No acórdão da Relação do Porto, assinado pelos dois juízes, lia-se: "O adultério da mulher é um gravíssimo atentado à honra e dignidade do homem. Sociedades existem em que a mulher adúltera é alvo de lapidação até à morte. Na Bíblia, podemos ler que a mulher adúltera deve ser punida com a morte. Ainda não foi há muito tempo que a lei penal (Código Penal de 1886, artigo 372.º) punia com uma pena pouco mais que simbólica o homem que, achando sua mulher em adultério, nesse acto a matasse".

Os juízes explicavam, na decisão de 11 de Outubro de 2017, que com estas referências pretendiam apenas "acentuar que o adultério da mulher é uma conduta que a sociedade sempre condenou e condena fortemente (e são as mulheres honestas as primeiras a estigmatizar as adúlteras) e, por isso, vê com alguma compreensão a violência exercida pelo homem traído, vexado e humilhado pela mulher".

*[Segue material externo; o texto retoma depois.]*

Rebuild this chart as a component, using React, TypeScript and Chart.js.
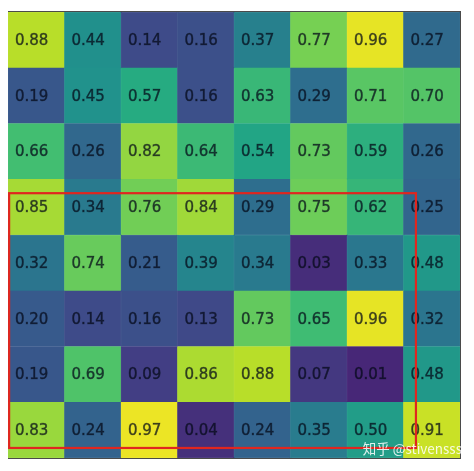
import React, { useEffect, useRef } from "react";
import { Chart, registerables } from "chart.js";

Chart.register(...registerables);

const columns = ["C1", "C2", "C3", "C4", "C5", "C6", "C7", "C8"];
const row1 = [0.88, 0.44, 0.14, 0.16, 0.37, 0.77, 0.96, 0.27];
const row2 = [0.19, 0.45, 0.57, 0.16, 0.63, 0.29, 0.71, 0.7];
const row3 = [0.66, 0.26, 0.82, 0.64, 0.54, 0.73, 0.59, 0.26];
const row4 = [0.85, 0.34, 0.76, 0.84, 0.29, 0.75, 0.62, 0.25];
const row5 = [0.32, 0.74, 0.21, 0.39, 0.34, 0.03, 0.33, 0.48];
const row6 = [0.2, 0.14, 0.16, 0.13, 0.73, 0.65, 0.96, 0.32];
const row7 = [0.19, 0.69, 0.09, 0.86, 0.88, 0.07, 0.01, 0.48];
const row8 = [0.83, 0.24, 0.97, 0.04, 0.24, 0.35, 0.5, 0.91];
const rowsTopToBottom = [row1, row2, row3, row4, row5, row6, row7, row8];
const watermark = "知乎 @stivensss";

// viridis colour stops (style only)
const VIRIDIS = [
  [68, 1, 84],
  [72, 36, 117],
  [65, 68, 135],
  [53, 95, 141],
  [42, 120, 142],
  [33, 145, 140],
  [34, 168, 132],
  [68, 191, 112],
  [122, 209, 81],
  [189, 223, 38],
  [253, 231, 37],
];

function viridis(v: number): string {
  const s = 0.1 + 0.9 * v; // photo's compressed low end
  const t = Math.max(0, Math.min(1, s)) * (VIRIDIS.length - 1);
  const i = Math.min(VIRIDIS.length - 2, Math.floor(t));
  const f = t - i;
  const a = VIRIDIS[i];
  const b = VIRIDIS[i + 1];
  const c = a.map((x, k) => Math.round(x + (b[k] - x) * f));
  return `rgb(${c[0]},${c[1]},${c[2]})`;
}

const overlayPlugin = {
  id: "heatOverlay",
  afterDatasetsDraw(chart: any) {
    const ctx = chart.ctx;
    const area = chart.chartArea;
    ctx.save();
    // value labels
    ctx.font = "15px 'DejaVu Sans'";
    ctx.fillStyle = "rgba(5,10,25,0.72)";
    ctx.strokeStyle = "rgba(5,10,25,0.45)";
    ctx.lineWidth = 0.6;
    ctx.textAlign = "left";
    ctx.textBaseline = "middle";
    chart.data.datasets.forEach((ds: any, di: number) => {
      const meta = chart.getDatasetMeta(di);
      meta.data.forEach((el: any, ci: number) => {
        const p = el.getProps(["x", "y", "base", "width"], true);
        const txt = ds.values[ci].toFixed(2);
        const tx = p.x - p.width / 2 + 7;
        const ty = (p.y + p.base) / 2 + 1;
        ctx.fillText(txt, tx, ty);
        ctx.strokeText(txt, tx, ty);
      });
    });
    // frame
    ctx.strokeStyle = "#4a4a4a";
    ctx.lineWidth = 1;
    ctx.strokeRect(area.left - 0.5, area.top - 0.5, area.right - area.left + 1, area.bottom - area.top + 1);
    // red highlight box
    const w = area.right - area.left;
    const h = area.bottom - area.top;
    const x0 = area.left + w * (0.02 / 8);
    const x1 = area.left + w * (7.22 / 8);
    const y0 = area.top + h * (3.25 / 8);
    const y1 = area.top + h * (7.82 / 8);
    ctx.strokeStyle = "#e0261f";
    ctx.lineWidth = 2.2;
    ctx.strokeRect(x0, y0, x1 - x0, y1 - y0);
    // watermark (bottom-right corner of the plot)
    ctx.font = "13.5px 'Noto Sans CJK SC'";
    ctx.fillStyle = "rgba(255,255,255,0.85)";
    ctx.textAlign = "right";
    ctx.textBaseline = "middle";
    ctx.fillText(watermark, area.right + 2, area.bottom - 9);
    ctx.restore();
  },
};

export default function App() {
  const ref = useRef<HTMLCanvasElement | null>(null);
  useEffect(() => {
    if (!ref.current) return;
    const bottomFirst = [...rowsTopToBottom].reverse();
    const chart = new Chart(ref.current, {
      type: "bar",
      data: {
        labels: columns,
        datasets: bottomFirst.map((row, i) => ({
          label: `row${8 - i}`,
          data: columns.map(() => 1),
          values: row,
          backgroundColor: row.map(viridis),
          borderColor: row.map(viridis),
          borderWidth: 0.5,
          borderSkipped: false,
          barPercentage: 1,
          categoryPercentage: 1,
        })) as any,
      },
      options: {
        animation: false,
        responsive: true,
        maintainAspectRatio: false,
        layout: { padding: { top: 4, left: 0, right: 6, bottom: 5 } },
        plugins: { legend: { display: false }, tooltip: { enabled: false } },
        scales: {
          x: { stacked: true, display: false, offset: true, grid: { display: false } },
          y: { stacked: true, display: false, min: 0, max: 8, grid: { display: false } },
        },
      },
      plugins: [overlayPlugin],
    });
    return () => chart.destroy();
  }, []);
  return (
    <div style={{ width: 458, height: 455, position: "relative" }}>
      <canvas ref={ref} />
    </div>
  );
}
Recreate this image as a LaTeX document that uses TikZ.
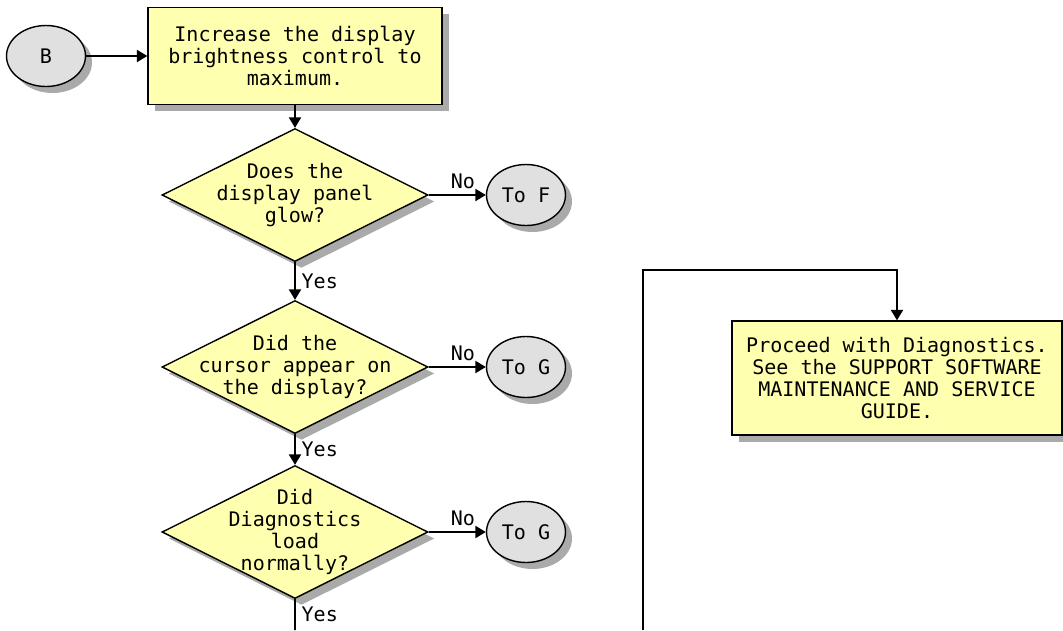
\documentclass[tikz,border=0pt]{standalone}
\usepackage{fontspec}
\setmonofont{DejaVu Sans Mono}
\usepackage{tikz}
\usetikzlibrary{shapes.geometric,positioning,shadows,arrows.meta}

\definecolor{notepad}{RGB}{255,255,176}
\definecolor{connfill}{RGB}{224,224,224}
\definecolor{shadegray}{RGB}{170,170,170}

\tikzset{
  every node/.style={font=\ttfamily\fontsize{11.4}{12.5}\selectfont, align=center},
  dropgray/.style={drop shadow={shadow xshift=0.13cm, shadow yshift=-0.13cm, fill=shadegray, opacity=1}},
  connector/.style={ellipse, draw, line width=0.8pt, fill=connfill, dropgray,
    minimum width=1.58cm, minimum height=1.22cm, inner sep=0pt},
  action/.style={rectangle, draw, line width=0.8pt, fill=notepad, dropgray,
    minimum width=5.88cm, minimum height=1.94cm},
  decision/.style={diamond, draw, line width=0.8pt, fill=notepad, dropgray,
    minimum width=5.32cm, minimum height=2.66cm, inner sep=0pt},
  flow/.style={-{Triangle[length=6pt,width=7pt]}, line width=0.9pt}
}

\begin{document}
\begin{tikzpicture}[node distance=2cm, on grid]
   \useasboundingbox (0,0) rectangle (21.26,-12.6);

   \node[connector] (b) at (0.92,-1.12) {B};
   \node[action] (act1) [right=4.98cm of b] {Increase the display\\brightness control to\\maximum.};

   % the three checks, each one with its exit to the right
   \node[decision] (q1) [below=2.78cm of act1] {};
   \node (q1txt) at (q1) {Does the\\display panel\\glow?};
   \node[decision] (q2) [below=3.44cm of q1] {};
   \node (q2txt) at (q2) {Did the\\cursor appear on\\the display?};
   \node[decision] (q3) [below=3.3cm of q2] {};
   \node (q3txt) at (q3) {Did\\Diagnostics\\load\\normally?};

   \node[connector] (tof) [right=4.62cm of q1] {To F};
   \node[connector] (tog1) [right=4.62cm of q2] {To G};
   \node[connector] (tog2) [right=4.62cm of q3] {To G};

   \node[action, minimum width=6.6cm, minimum height=2.28cm] (act2) at (17.94,-7.56)
      {Proceed with Diagnostics.\\See the SUPPORT SOFTWARE\\MAINTENANCE AND SERVICE\\GUIDE.};

   \coordinate (yesend) at (5.9,-12.6);
   \coordinate (loopin) at (12.86,-12.6);
   \coordinate (looptop) at (12.86,-5.4);

   \draw[flow] (b) -- (act1);
   \draw[flow] (act1) -- (q1);
   \draw[flow] (q1) -- node[above, pos=0.6] {No} (tof);
   \draw[flow] (q1) -- node[right] {Yes} (q2);
   \draw[flow] (q2) -- node[above, pos=0.6] {No} (tog1);
   \draw[flow] (q2) -- node[right] {Yes} (q3);
   \draw[flow] (q3) -- node[above, pos=0.6] {No} (tog2);
   \draw[line width=0.9pt] (q3) -- node[right] {Yes} (yesend);
   \draw[flow] (loopin) -- (looptop) -| (act2);
\end{tikzpicture}
\end{document}
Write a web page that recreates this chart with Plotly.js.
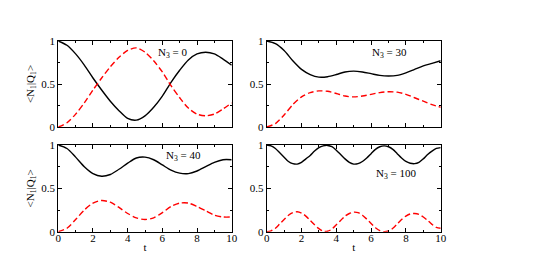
<!DOCTYPE html>
<html>
<head>
<meta charset="utf-8">
<script src="https://cdn.plot.ly/plotly-3.0.1.min.js"></script>
<style>html,body{margin:0;padding:0;background:#fff;}#chart{width:545px;height:273px;}</style>
</head>
<body>
<div id="chart"></div>
<script>
// time grids
const t05 = [0,0.5,1,1.5,2,2.5,3,3.5,4,4.5,5,5.5,6,6.5,7,7.5,8,8.5,9,9.5,10];
const t025 = [0,0.25,0.5,0.75,1,1.25,1.5,1.75,2,2.25,2.5,2.75,3,3.25,3.5,3.75,4,4.25,4.5,4.75,5,5.25,5.5,5.75,6,6.25,6.5,6.75,7,7.25,7.5,7.75,8,8.25,8.5,8.75,9,9.25,9.5,9.75,10];

// N3 = 0
const n0Solid  = [1.00,0.95,0.85,0.72,0.57,0.43,0.30,0.19,0.10,0.08,0.13,0.23,0.36,0.52,0.66,0.78,0.85,0.87,0.85,0.79,0.72];
const n0Dashed = [0.00,0.05,0.15,0.28,0.43,0.57,0.70,0.81,0.89,0.92,0.87,0.77,0.64,0.48,0.34,0.22,0.15,0.13,0.15,0.21,0.28];
// N3 = 30
const n30Solid  = [1.00,0.97,0.89,0.77,0.67,0.61,0.58,0.585,0.61,0.64,0.65,0.64,0.62,0.60,0.593,0.60,0.63,0.67,0.71,0.74,0.77];
const n30Dashed = [0.00,0.04,0.14,0.26,0.35,0.40,0.42,0.415,0.39,0.36,0.35,0.36,0.38,0.40,0.41,0.405,0.38,0.34,0.30,0.26,0.23];
// N3 = 40
const n40Solid  = [1.00,0.96,0.86,0.75,0.67,0.64,0.66,0.72,0.79,0.85,0.86,0.83,0.77,0.71,0.675,0.67,0.70,0.75,0.80,0.83,0.83];
const n40Dashed = [0.00,0.04,0.14,0.25,0.33,0.36,0.34,0.28,0.21,0.16,0.14,0.16,0.22,0.29,0.33,0.33,0.29,0.24,0.19,0.17,0.17];
// N3 = 100
const n100Solid  = [1.00,0.99,0.96,0.91,0.86,0.81,0.785,0.78,0.80,0.84,0.88,0.93,0.97,0.99,0.995,0.98,0.94,0.89,0.84,0.80,0.78,0.785,0.81,0.85,0.90,0.95,0.98,0.99,0.98,0.95,0.90,0.85,0.81,0.79,0.785,0.80,0.84,0.89,0.93,0.96,0.97];
const n100Dashed = [0.00,0.01,0.04,0.09,0.14,0.19,0.22,0.23,0.215,0.18,0.13,0.08,0.035,0.005,0.005,0.03,0.08,0.13,0.18,0.21,0.225,0.22,0.19,0.145,0.095,0.045,0.012,0.0,0.01,0.04,0.09,0.14,0.18,0.205,0.21,0.20,0.17,0.13,0.085,0.05,0.04];

const panelLabels = ['N<sub>3</sub> = 0','N<sub>3</sub> = 30','N<sub>3</sub> = 40','N<sub>3</sub> = 100'];
const labelPos = [[6.6,0.86],[7.06,0.86],[7.2,0.87],[7.45,0.67]];
const xTicks = [0,2,4,6,8,10];
const yTicks = [0,0.5,1];
const yTickText = ['0','0.5','1'];

const FONT = 'Liberation Serif';
const sets = [[t05,n0Solid,n0Dashed],[t05,n30Solid,n30Dashed],[t05,n40Solid,n40Dashed],[t025,n100Solid,n100Dashed]];
const traces = [];
sets.forEach((s,i)=>{
  const ax = i===0 ? '' : String(i+1);
  traces.push({x:s[0], y:s[1], mode:'lines', line:{color:'black', width:1.4, shape:'spline', smoothing:0.8}, xaxis:'x'+ax, yaxis:'y'+ax, hoverinfo:'skip'});
  traces.push({x:s[0], y:s[2], mode:'lines', line:{color:'#ff0000', width:1.4, dash:'6px,3px', shape:'spline', smoothing:0.8}, xaxis:'x'+ax, yaxis:'y'+ax, hoverinfo:'skip'});
});

const xd = [[58.3/545,231.7/545],[266.7/545,440.7/545]];
const yd = [[1-127/273,1-41/273],[1-231.7/273,1-145/273]];

function xAxis(dom, anchor, labels){
  const ax = {domain:dom, anchor:anchor, range:[0,10], showgrid:false, zeroline:false,
    showline:true, linecolor:'black', linewidth:1, mirror:'allticks',
    ticks:'inside', ticklen:4, tickwidth:1, tickcolor:'black',
    tickmode:'array', tickvals:xTicks, ticktext:xTicks.map(String),
    showticklabels:labels, ticklabelstandoff:-4, tickfont:{family:FONT, size:11, color:'black'},
    minor:{ticks:'inside', ticklen:2, dtick:1, tick0:0, tickcolor:'black', showgrid:false}};
  if (labels) ax.title = {text:'t', font:{family:FONT, size:11, color:'black'}, standoff:0};
  return ax;
}
function yAxis(dom, anchor, title){
  const ax = {domain:dom, anchor:anchor, range:[0,1], showgrid:false, zeroline:false,
    showline:true, linecolor:'black', linewidth:1, mirror:'allticks',
    ticks:'inside', ticklen:4, tickwidth:1, tickcolor:'black',
    tickmode:'array', tickvals:yTicks, ticktext:yTickText,
    tickfont:{family:FONT, size:11, color:'black'},
    minor:{ticks:'inside', ticklen:2, dtick:0.25, tick0:0, tickcolor:'black', showgrid:false}};
  if (title) ax.title = {text:'&lt;N<sub>1</sub>|Q<sub>1</sub>&gt;', font:{family:FONT, size:11, color:'black'}, standoff:4};
  return ax;
}

const layout = {
  width:545, height:273, margin:{l:0,r:0,t:0,b:0},
  font:{family:FONT, size:11, color:'black'},
  paper_bgcolor:'white', plot_bgcolor:'white', showlegend:false,
  xaxis: xAxis(xd[0],'y',false),
  yaxis: yAxis(yd[0],'x',true),
  xaxis2: xAxis(xd[1],'y2',false),
  yaxis2: yAxis(yd[0],'x2',false),
  xaxis3: xAxis(xd[0],'y3',true),
  yaxis3: yAxis(yd[1],'x3',true),
  xaxis4: xAxis(xd[1],'y4',true),
  yaxis4: yAxis(yd[1],'x4',false),
  annotations: panelLabels.map((txt,i)=>{
    const ax = i===0 ? '' : String(i+1);
    return {text:txt, x:labelPos[i][0], y:labelPos[i][1], xref:'x'+ax, yref:'y'+ax, showarrow:false,
      font:{family:FONT, size:11, color:'black'}};
  })
};

Plotly.newPlot('chart', traces, layout, {staticPlot:true, displayModeBar:false});
</script>
</body>
</html>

Em causa estava a análise de um recurso apresentado pelo Ministério Público que contestava as penas suspensas aplicadas ao ex-marido da vítima, que a agrediu com violência no final de Junho de 2015,​ e a um homem com quem esta mantivera uma breve relação extraconjugal, pouco antes de se separar, que a perseguia, ameaçava e insultava. 

Foi este último quem sequestrou a vítima no seu próprio carro e chamou de seguida o marido. O Tribunal de Felgueiras deu como provado que o antigo amante agarrava a mulher enquanto o marido "empunhando um pau comprido com a ponta arredondada, onde se encontravam colocados pregos" lhe bateu, primeiro, na cabeça e, depois, em diversas partes do corpo, provocando-lhe lesões um pouco por todo o organismo. O ex-marido foi condenado a uma pena de prisão de um ano e três meses suspensa e o antigo amante apanhou um ano de cadeia suspensa, além de uma multa. 

Os juízes da Relação do Porto não viram razão para agravar as penas e até defenderam que o Tribunal de Felgueira podia ter ponderado "uma atenuação especial da pena", face à acentuada diminuição da culpa e ao arrependimento genuíno do ex-marido. "Foi a deslealdade e a imoralidade sexual da assistente [a vítima] que fez o arguido cair em profunda depressão e foi nesse estado depressivo e toldado pela revolta que praticou o acto de agressão, como bem se considerou na sentença recorrida", argumentaram.

O acórdão gerou uma onda de indignação pelo país que desencadeou manifestações em várias cidades. Logo em Outubro de 2017, o Conselho Superior de Magistratura abriu um inquérito disciplinar aos dois juízes, convertido mais tarde em processos disciplinares a cada um deles.